Write out the listing below without alteration, omitting its pictures.

%%

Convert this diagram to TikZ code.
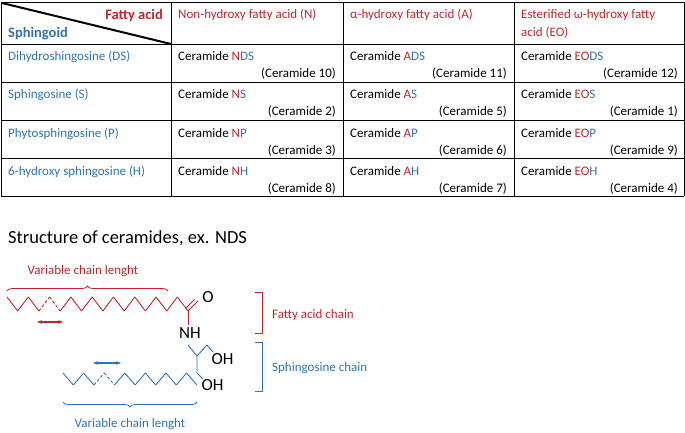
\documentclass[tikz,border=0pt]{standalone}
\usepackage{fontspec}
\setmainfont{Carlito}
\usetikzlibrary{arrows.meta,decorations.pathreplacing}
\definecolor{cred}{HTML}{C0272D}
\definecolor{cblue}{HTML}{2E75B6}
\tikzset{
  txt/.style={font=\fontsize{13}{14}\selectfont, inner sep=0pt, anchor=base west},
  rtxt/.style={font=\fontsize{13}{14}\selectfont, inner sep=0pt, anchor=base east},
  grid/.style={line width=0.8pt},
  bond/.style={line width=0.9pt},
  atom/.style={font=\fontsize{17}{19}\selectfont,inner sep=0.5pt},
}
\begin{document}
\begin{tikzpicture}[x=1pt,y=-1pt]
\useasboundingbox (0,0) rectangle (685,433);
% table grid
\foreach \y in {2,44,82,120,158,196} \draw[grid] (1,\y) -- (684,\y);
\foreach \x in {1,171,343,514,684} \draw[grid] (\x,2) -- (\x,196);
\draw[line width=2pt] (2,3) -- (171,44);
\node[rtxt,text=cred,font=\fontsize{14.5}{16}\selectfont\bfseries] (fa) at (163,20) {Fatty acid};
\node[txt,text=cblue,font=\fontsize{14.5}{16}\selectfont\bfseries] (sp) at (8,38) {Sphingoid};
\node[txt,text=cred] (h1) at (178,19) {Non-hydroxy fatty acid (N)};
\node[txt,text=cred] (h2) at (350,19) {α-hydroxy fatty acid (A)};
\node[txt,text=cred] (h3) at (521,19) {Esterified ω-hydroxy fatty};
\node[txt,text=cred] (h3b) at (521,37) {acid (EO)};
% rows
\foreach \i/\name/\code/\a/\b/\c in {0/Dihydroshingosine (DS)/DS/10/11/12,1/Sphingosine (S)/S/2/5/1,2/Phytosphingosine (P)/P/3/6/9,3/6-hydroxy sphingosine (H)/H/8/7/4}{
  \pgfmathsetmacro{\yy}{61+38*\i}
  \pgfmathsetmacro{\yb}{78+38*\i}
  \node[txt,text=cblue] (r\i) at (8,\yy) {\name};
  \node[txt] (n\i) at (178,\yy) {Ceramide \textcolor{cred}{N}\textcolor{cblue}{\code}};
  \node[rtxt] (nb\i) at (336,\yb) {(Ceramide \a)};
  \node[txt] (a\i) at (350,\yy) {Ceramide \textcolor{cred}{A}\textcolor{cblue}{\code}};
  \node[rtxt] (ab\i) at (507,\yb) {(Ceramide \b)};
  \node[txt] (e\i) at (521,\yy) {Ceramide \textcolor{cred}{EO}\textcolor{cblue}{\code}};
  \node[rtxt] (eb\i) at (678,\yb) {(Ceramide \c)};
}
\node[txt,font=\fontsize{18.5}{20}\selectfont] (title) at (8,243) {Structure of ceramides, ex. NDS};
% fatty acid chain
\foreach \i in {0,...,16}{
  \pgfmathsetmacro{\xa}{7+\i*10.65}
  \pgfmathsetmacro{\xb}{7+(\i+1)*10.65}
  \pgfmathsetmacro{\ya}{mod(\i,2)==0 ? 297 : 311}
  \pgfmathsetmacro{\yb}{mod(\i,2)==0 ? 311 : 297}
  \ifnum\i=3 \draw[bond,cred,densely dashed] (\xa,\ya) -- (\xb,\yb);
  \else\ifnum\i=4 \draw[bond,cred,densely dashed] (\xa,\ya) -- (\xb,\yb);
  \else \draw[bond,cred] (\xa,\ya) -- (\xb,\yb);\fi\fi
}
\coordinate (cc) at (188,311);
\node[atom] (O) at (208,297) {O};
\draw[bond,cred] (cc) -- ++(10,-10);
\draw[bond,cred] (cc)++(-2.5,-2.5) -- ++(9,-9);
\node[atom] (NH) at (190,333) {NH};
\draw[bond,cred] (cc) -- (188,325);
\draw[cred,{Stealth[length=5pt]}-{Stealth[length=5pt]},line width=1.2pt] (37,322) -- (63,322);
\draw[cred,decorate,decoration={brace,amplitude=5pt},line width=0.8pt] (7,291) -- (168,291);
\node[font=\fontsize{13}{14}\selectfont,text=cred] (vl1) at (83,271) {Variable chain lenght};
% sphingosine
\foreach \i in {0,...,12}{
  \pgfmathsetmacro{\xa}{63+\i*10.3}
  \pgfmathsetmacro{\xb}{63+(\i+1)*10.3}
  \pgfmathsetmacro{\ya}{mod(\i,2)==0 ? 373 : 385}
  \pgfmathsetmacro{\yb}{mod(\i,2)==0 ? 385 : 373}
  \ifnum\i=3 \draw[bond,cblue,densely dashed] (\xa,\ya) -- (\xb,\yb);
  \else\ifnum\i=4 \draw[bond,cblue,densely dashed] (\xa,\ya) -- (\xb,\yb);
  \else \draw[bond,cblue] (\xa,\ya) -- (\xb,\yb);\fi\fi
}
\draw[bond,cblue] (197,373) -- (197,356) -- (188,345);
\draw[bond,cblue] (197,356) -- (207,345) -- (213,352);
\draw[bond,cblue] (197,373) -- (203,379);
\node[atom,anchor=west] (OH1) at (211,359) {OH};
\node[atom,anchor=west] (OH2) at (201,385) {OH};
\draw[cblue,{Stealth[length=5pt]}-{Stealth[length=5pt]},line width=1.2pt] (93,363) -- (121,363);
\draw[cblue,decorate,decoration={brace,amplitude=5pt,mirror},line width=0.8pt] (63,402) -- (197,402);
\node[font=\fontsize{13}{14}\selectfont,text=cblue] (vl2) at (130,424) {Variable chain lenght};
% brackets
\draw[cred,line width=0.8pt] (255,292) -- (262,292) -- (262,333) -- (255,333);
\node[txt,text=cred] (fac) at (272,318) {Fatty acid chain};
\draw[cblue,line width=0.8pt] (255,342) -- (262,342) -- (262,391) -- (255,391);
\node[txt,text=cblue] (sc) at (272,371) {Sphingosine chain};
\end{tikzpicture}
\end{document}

%%

> [Answer to the task]:
Convert this diagram to TikZ code.
\documentclass[tikz,border=0pt]{standalone}
\usepackage{fontspec}
\setmainfont{Carlito}
\usetikzlibrary{arrows.meta,decorations.pathreplacing}
\definecolor{cred}{HTML}{C0272D}
\definecolor{cblue}{HTML}{2E75B6}
\tikzset{
  txt/.style={font=\fontsize{13}{14}\selectfont, inner sep=0pt, anchor=base west},
  rtxt/.style={font=\fontsize{13}{14}\selectfont, inner sep=0pt, anchor=base east},
  grid/.style={line width=0.8pt},
  bond/.style={line width=0.9pt},
  atom/.style={font=\fontsize{17}{19}\selectfont,inner sep=0.5pt},
}
\begin{document}
\begin{tikzpicture}[x=1pt,y=-1pt]
\useasboundingbox (0,0) rectangle (685,433);
% table grid
\foreach \y in {2,44,82,120,158,196} \draw[grid] (1,\y) -- (684,\y);
\foreach \x in {1,171,343,514,684} \draw[grid] (\x,2) -- (\x,196);
\draw[line width=2pt] (2,3) -- (171,44);
\node[rtxt,text=cred,font=\fontsize{14.5}{16}\selectfont\bfseries] (fa) at (163,20) {Fatty acid};
\node[txt,text=cblue,font=\fontsize{14.5}{16}\selectfont\bfseries] (sp) at (8,38) {Sphingoid};
\node[txt,text=cred] (h1) at (178,19) {Non-hydroxy fatty acid (N)};
\node[txt,text=cred] (h2) at (350,19) {α-hydroxy fatty acid (A)};
\node[txt,text=cred] (h3) at (521,19) {Esterified ω-hydroxy fatty};
\node[txt,text=cred] (h3b) at (521,37) {acid (EO)};
% rows
\foreach \i/\name/\code/\a/\b/\c in {0/Dihydroshingosine (DS)/DS/10/11/12,1/Sphingosine (S)/S/2/5/1,2/Phytosphingosine (P)/P/3/6/9,3/6-hydroxy sphingosine (H)/H/8/7/4}{
  \pgfmathsetmacro{\yy}{61+38*\i}
  \pgfmathsetmacro{\yb}{78+38*\i}
  \node[txt,text=cblue] (r\i) at (8,\yy) {\name};
  \node[txt] (n\i) at (178,\yy) {Ceramide \textcolor{cred}{N}\textcolor{cblue}{\code}};
  \node[rtxt] (nb\i) at (336,\yb) {(Ceramide \a)};
  \node[txt] (a\i) at (350,\yy) {Ceramide \textcolor{cred}{A}\textcolor{cblue}{\code}};
  \node[rtxt] (ab\i) at (507,\yb) {(Ceramide \b)};
  \node[txt] (e\i) at (521,\yy) {Ceramide \textcolor{cred}{EO}\textcolor{cblue}{\code}};
  \node[rtxt] (eb\i) at (678,\yb) {(Ceramide \c)};
}
\node[txt,font=\fontsize{18.5}{20}\selectfont] (title) at (8,243) {Structure of ceramides, ex. NDS};
% fatty acid chain
\foreach \i in {0,...,16}{
  \pgfmathsetmacro{\xa}{7+\i*10.65}
  \pgfmathsetmacro{\xb}{7+(\i+1)*10.65}
  \pgfmathsetmacro{\ya}{mod(\i,2)==0 ? 297 : 311}
  \pgfmathsetmacro{\yb}{mod(\i,2)==0 ? 311 : 297}
  \ifnum\i=3 \draw[bond,cred,densely dashed] (\xa,\ya) -- (\xb,\yb);
  \else\ifnum\i=4 \draw[bond,cred,densely dashed] (\xa,\ya) -- (\xb,\yb);
  \else \draw[bond,cred] (\xa,\ya) -- (\xb,\yb);\fi\fi
}
\coordinate (cc) at (188,311);
\node[atom] (O) at (208,297) {O};
\draw[bond,cred] (cc) -- ++(10,-10);
\draw[bond,cred] (cc)++(-2.5,-2.5) -- ++(9,-9);
\node[atom] (NH) at (190,333) {NH};
\draw[bond,cred] (cc) -- (188,325);
\draw[cred,{Stealth[length=5pt]}-{Stealth[length=5pt]},line width=1.2pt] (37,322) -- (63,322);
\draw[cred,decorate,decoration={brace,amplitude=5pt},line width=0.8pt] (7,291) -- (168,291);
\node[font=\fontsize{13}{14}\selectfont,text=cred] (vl1) at (83,271) {Variable chain lenght};
% sphingosine
\foreach \i in {0,...,12}{
  \pgfmathsetmacro{\xa}{63+\i*10.3}
  \pgfmathsetmacro{\xb}{63+(\i+1)*10.3}
  \pgfmathsetmacro{\ya}{mod(\i,2)==0 ? 373 : 385}
  \pgfmathsetmacro{\yb}{mod(\i,2)==0 ? 385 : 373}
  \ifnum\i=3 \draw[bond,cblue,densely dashed] (\xa,\ya) -- (\xb,\yb);
  \else\ifnum\i=4 \draw[bond,cblue,densely dashed] (\xa,\ya) -- (\xb,\yb);
  \else \draw[bond,cblue] (\xa,\ya) -- (\xb,\yb);\fi\fi
}
\draw[bond,cblue] (197,373) -- (197,356) -- (188,345);
\draw[bond,cblue] (197,356) -- (207,345) -- (213,352);
\draw[bond,cblue] (197,373) -- (203,379);
\node[atom,anchor=west] (OH1) at (211,359) {OH};
\node[atom,anchor=west] (OH2) at (201,385) {OH};
\draw[cblue,{Stealth[length=5pt]}-{Stealth[length=5pt]},line width=1.2pt] (93,363) -- (121,363);
\draw[cblue,decorate,decoration={brace,amplitude=5pt,mirror},line width=0.8pt] (63,402) -- (197,402);
\node[font=\fontsize{13}{14}\selectfont,text=cblue] (vl2) at (130,424) {Variable chain lenght};
% brackets
\draw[cred,line width=0.8pt] (255,292) -- (262,292) -- (262,333) -- (255,333);
\node[txt,text=cred] (fac) at (272,318) {Fatty acid chain};
\draw[cblue,line width=0.8pt] (255,342) -- (262,342) -- (262,391) -- (255,391);
\node[txt,text=cblue] (sc) at (272,371) {Sphingosine chain};
\end{tikzpicture}
\end{document}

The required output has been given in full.